BEFORE I RETIRED, I was a credit risk manager. I had to take compliance courses annually. One course focused on financial abuse, especially of the elderly. I learned that the most common perpetrators are not strangers, but family members, friends and caregivers who take advantage of too-trusting seniors.
But it’s one thing to know this theoretically—and quite another to find out it’s happening in your own family.
I previously wrote about now both my late father and his close friend were victims of financial abuse. After we discovered what was happening, I thought my three siblings and I had straightened out the family finances.
My youngest brother and I live in the U.S., while my parents were in Thailand. We all agreed that my two middle brothers, who live in Bangkok, should be co-guardians of my parents and their finances. My father was dying of Parkinson’s and my mother was deteriorating mentally and physically, so it made sense to let my brothers have complete control.
We split my parents’ money, enough to last the rest of their lives, between my two brothers in 2019. We had regular Zoom calls to discuss my parents’ physical condition and financial situation. One of my brothers sent us an accounting every quarter, while the other didn’t. When, in early 2020, we finally confronted the brother who hadn’t provided any sort of accounting, he admitted that the money he oversaw was gone.
We consulted an attorney and were advised that we could go to the police to have him arrested. In the end, we decided against it for my mom’s sake. It would have devastated her. My other brother still has the other half of my parents’ money in his care, which should be enough for my mom, now that my father has passed.
Losing my father was hard. I still miss him every day. But we knew it was coming and mentally we could prepare. Losing trust in my brother was in some ways harder. While we can’t recover the money, we have the comfort of knowing that Mom is still okay financially. Many seniors aren’t so fortunate.
I agree with you and the commenters. If a family member, friend or caregiver has not previously dealt with your finances, then no trust with your finances has been earned just because you have known them a long time and help with other aspects of your life.

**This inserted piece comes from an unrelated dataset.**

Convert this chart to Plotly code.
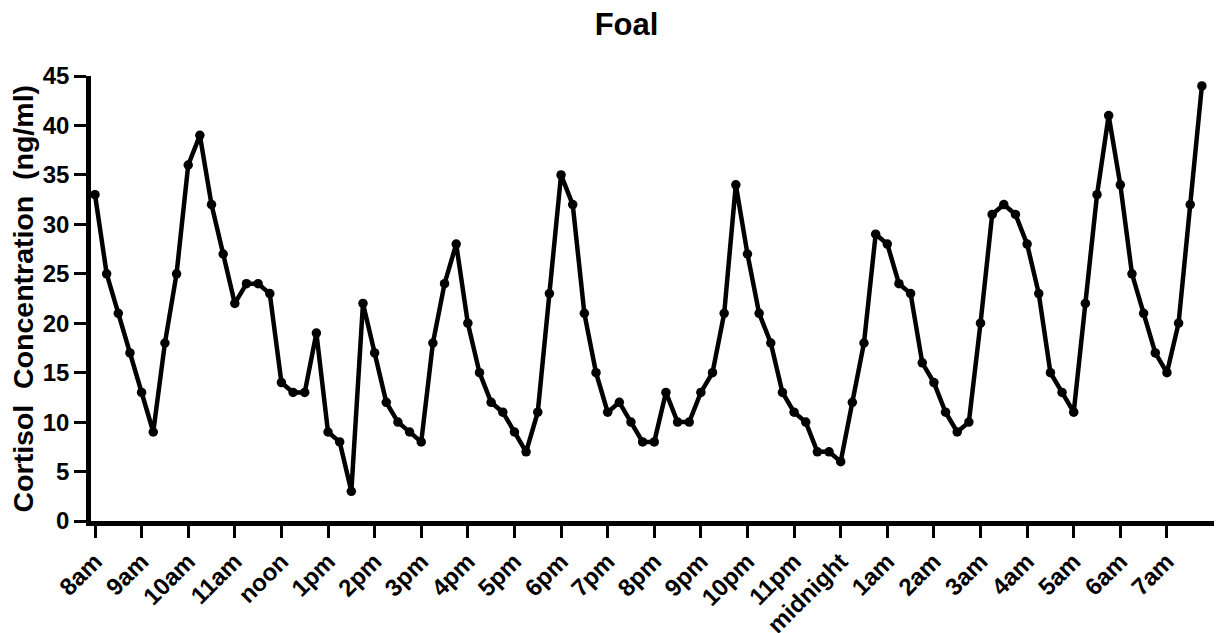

As you mentioned Jiab, & I too have learned that the most common perpetrators as you say are not strangers, but family members, friends and caregivers who take advantage of too-trusting seniors. Thats what data suggests also Jiab. I’ve disowned family because of it. Actions have consequences.
Good luck & Best wishes…
I took an annual trip with mom to visit her hometown. In hindsight I now realize dementia was taking over. Despite no shortage of funds she insisted on paying the hotel bill with cash. I was horrified when shortly after arriving in her home town she pulled out a few thousand dollars in cash and wanted to keep it in the hotel room.

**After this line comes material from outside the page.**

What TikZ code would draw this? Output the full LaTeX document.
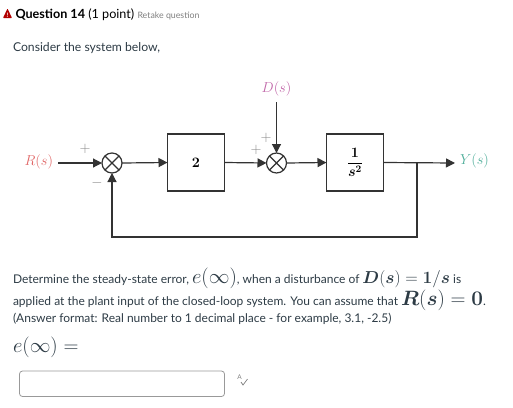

I drove to the local bank where she had an account. My next concern was that at the end our trip she would need to pull the cash out to pay the hotel bill. As I was her driver that week I had to be with her at the bank for both the deposit and the withdrawal at the end of our stay. I was terrified at the thought of being accused of elder abuse or swindling my mother out of money when she needed to withdrawal a few thousand dollars, all with me standing nearby.

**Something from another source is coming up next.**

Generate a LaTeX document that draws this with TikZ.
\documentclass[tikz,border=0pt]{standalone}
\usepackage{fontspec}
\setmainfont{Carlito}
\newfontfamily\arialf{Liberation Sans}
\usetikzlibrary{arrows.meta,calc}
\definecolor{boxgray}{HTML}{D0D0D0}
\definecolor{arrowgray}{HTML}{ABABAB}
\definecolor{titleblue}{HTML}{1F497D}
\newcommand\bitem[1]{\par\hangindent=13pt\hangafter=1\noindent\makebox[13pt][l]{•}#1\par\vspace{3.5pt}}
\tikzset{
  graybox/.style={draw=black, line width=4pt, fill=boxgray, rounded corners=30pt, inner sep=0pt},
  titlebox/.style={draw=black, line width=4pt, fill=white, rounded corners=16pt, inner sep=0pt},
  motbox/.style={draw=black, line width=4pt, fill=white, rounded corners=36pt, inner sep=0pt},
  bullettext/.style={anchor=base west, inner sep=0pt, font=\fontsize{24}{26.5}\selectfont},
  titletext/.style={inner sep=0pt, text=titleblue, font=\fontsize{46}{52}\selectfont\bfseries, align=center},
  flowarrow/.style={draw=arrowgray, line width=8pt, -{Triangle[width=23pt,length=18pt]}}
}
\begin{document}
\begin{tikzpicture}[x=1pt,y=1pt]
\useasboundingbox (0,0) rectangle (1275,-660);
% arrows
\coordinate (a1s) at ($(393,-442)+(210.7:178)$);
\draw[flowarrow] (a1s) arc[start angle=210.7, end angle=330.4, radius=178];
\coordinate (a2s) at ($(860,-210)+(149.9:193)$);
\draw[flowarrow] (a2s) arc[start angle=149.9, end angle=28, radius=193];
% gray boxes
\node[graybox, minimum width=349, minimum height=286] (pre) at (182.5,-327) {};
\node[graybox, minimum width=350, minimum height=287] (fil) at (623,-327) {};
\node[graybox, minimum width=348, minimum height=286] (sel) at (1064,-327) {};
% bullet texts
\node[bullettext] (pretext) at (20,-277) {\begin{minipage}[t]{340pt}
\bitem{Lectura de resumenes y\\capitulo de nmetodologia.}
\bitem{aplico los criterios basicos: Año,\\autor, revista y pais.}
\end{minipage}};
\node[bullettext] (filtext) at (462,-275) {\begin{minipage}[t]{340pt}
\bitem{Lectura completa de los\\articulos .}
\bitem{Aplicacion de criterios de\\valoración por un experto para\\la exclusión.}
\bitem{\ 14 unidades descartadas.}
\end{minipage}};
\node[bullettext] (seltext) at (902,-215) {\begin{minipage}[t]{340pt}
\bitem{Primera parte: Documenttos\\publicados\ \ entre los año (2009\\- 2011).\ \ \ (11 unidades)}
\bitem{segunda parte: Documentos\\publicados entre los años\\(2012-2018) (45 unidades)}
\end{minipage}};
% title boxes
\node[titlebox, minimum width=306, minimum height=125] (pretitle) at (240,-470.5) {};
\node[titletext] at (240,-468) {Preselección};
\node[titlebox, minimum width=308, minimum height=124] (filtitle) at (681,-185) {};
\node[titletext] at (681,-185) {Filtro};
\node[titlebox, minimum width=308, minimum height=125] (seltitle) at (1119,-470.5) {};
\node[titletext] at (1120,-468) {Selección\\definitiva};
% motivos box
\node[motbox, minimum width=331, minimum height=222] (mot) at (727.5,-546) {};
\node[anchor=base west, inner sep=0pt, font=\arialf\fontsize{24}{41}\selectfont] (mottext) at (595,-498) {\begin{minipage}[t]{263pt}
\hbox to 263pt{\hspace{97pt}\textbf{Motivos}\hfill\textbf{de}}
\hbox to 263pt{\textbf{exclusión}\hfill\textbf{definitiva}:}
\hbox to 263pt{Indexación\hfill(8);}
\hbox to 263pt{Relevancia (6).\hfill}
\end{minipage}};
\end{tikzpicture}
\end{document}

When we went to deposit the money I made a point of waving at every, single security camera and chatting with the teller when mom deposited the money. Fortunately for me, we had the same teller when mom withdrew the money later that week and she recognized us and knew we had simply put the cash in the bank for a week-long duration.
Mom has since passed but, I did have a nice chat with the bank folks telling them the story. They agreed that elder financial abuse is a real problem and I was smart to handle the situation the way that I did.
Thanks for sharing.
My younger sister day-traded away most of our mother’s savings before Mom realized it and informed my other sister and me. I’ve managed what was left conservatively for the past 6 years and there is enough left to last another year when Mom will turn 100. Fortunately, she is in a life-care facility that picks up expenses for residents who run out of money (the cost to fund this was included in her initial admission fee).
My sister honestly believes that she did nothing wrong and that she would have been able to turn things around if given time. We’ve patched things up and never discuss this matter but it has been very traumatic for all of us.
Jiab – thanks for sharing your story. I’m sure it was, and is still is, painful. It happens far too often.
Jiab – thank you for putting this out for the group. There is a reason that this particular topic is covered multiple times annually in both CE and mandatory compliance courses for financial professionals. It is insidious (and sadly all too common) as wealth transfer between generations accelerates due to advanced age. You put a human and personal face on this for all of us.